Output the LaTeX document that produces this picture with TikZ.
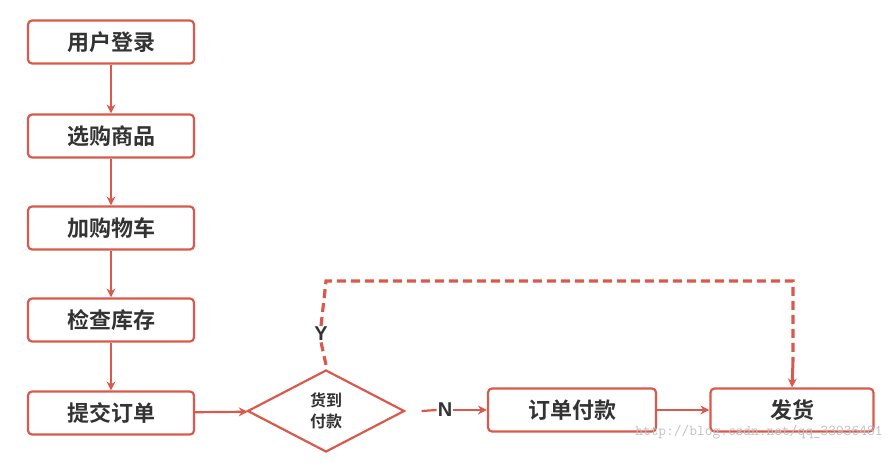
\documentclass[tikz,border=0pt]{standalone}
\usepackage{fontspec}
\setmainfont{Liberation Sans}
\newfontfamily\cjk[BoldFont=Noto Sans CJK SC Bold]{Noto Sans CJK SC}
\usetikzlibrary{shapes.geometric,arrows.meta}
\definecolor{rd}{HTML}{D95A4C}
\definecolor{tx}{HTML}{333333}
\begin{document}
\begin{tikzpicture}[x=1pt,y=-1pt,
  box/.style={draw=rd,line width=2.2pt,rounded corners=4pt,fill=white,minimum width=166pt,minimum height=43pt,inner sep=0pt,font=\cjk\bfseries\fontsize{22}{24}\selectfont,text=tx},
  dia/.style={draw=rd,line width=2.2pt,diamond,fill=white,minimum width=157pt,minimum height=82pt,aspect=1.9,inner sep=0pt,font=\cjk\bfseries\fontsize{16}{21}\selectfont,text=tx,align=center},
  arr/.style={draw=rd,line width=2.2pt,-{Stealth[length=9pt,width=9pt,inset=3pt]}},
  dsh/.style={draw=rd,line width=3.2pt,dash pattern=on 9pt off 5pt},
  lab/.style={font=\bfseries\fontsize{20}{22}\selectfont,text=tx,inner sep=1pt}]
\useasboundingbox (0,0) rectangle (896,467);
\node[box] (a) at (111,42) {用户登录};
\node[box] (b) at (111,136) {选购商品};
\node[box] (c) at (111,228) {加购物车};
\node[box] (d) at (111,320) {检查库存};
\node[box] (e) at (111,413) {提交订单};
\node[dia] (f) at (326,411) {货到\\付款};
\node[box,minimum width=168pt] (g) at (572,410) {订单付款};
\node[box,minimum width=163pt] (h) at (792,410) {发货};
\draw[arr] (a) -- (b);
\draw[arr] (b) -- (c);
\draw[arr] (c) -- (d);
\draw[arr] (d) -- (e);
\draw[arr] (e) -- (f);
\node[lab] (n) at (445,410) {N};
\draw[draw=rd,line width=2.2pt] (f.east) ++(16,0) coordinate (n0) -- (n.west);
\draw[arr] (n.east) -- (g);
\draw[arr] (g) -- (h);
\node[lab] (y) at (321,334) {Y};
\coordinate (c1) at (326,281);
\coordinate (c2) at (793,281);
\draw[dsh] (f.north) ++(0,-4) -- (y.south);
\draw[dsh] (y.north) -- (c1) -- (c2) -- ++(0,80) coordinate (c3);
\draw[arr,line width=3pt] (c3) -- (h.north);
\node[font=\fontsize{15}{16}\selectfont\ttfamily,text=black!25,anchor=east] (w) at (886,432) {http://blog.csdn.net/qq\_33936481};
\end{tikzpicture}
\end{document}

__________

__OBJECTIVE__.
Leave out the pictures and reproduce the rest of the listing exactly.

__OUTPUT FOR THIS EXERCISE__.
Output the LaTeX document that produces this picture with TikZ.
\documentclass[tikz,border=0pt]{standalone}
\usepackage{fontspec}
\setmainfont{Liberation Sans}
\newfontfamily\cjk[BoldFont=Noto Sans CJK SC Bold]{Noto Sans CJK SC}
\usetikzlibrary{shapes.geometric,arrows.meta}
\definecolor{rd}{HTML}{D95A4C}
\definecolor{tx}{HTML}{333333}
\begin{document}
\begin{tikzpicture}[x=1pt,y=-1pt,
  box/.style={draw=rd,line width=2.2pt,rounded corners=4pt,fill=white,minimum width=166pt,minimum height=43pt,inner sep=0pt,font=\cjk\bfseries\fontsize{22}{24}\selectfont,text=tx},
  dia/.style={draw=rd,line width=2.2pt,diamond,fill=white,minimum width=157pt,minimum height=82pt,aspect=1.9,inner sep=0pt,font=\cjk\bfseries\fontsize{16}{21}\selectfont,text=tx,align=center},
  arr/.style={draw=rd,line width=2.2pt,-{Stealth[length=9pt,width=9pt,inset=3pt]}},
  dsh/.style={draw=rd,line width=3.2pt,dash pattern=on 9pt off 5pt},
  lab/.style={font=\bfseries\fontsize{20}{22}\selectfont,text=tx,inner sep=1pt}]
\useasboundingbox (0,0) rectangle (896,467);
\node[box] (a) at (111,42) {用户登录};
\node[box] (b) at (111,136) {选购商品};
\node[box] (c) at (111,228) {加购物车};
\node[box] (d) at (111,320) {检查库存};
\node[box] (e) at (111,413) {提交订单};
\node[dia] (f) at (326,411) {货到\\付款};
\node[box,minimum width=168pt] (g) at (572,410) {订单付款};
\node[box,minimum width=163pt] (h) at (792,410) {发货};
\draw[arr] (a) -- (b);
\draw[arr] (b) -- (c);
\draw[arr] (c) -- (d);
\draw[arr] (d) -- (e);
\draw[arr] (e) -- (f);
\node[lab] (n) at (445,410) {N};
\draw[draw=rd,line width=2.2pt] (f.east) ++(16,0) coordinate (n0) -- (n.west);
\draw[arr] (n.east) -- (g);
\draw[arr] (g) -- (h);
\node[lab] (y) at (321,334) {Y};
\coordinate (c1) at (326,281);
\coordinate (c2) at (793,281);
\draw[dsh] (f.north) ++(0,-4) -- (y.south);
\draw[dsh] (y.north) -- (c1) -- (c2) -- ++(0,80) coordinate (c3);
\draw[arr,line width=3pt] (c3) -- (h.north);
\node[font=\fontsize{15}{16}\selectfont\ttfamily,text=black!25,anchor=east] (w) at (886,432) {http://blog.csdn.net/qq\_33936481};
\end{tikzpicture}
\end{document}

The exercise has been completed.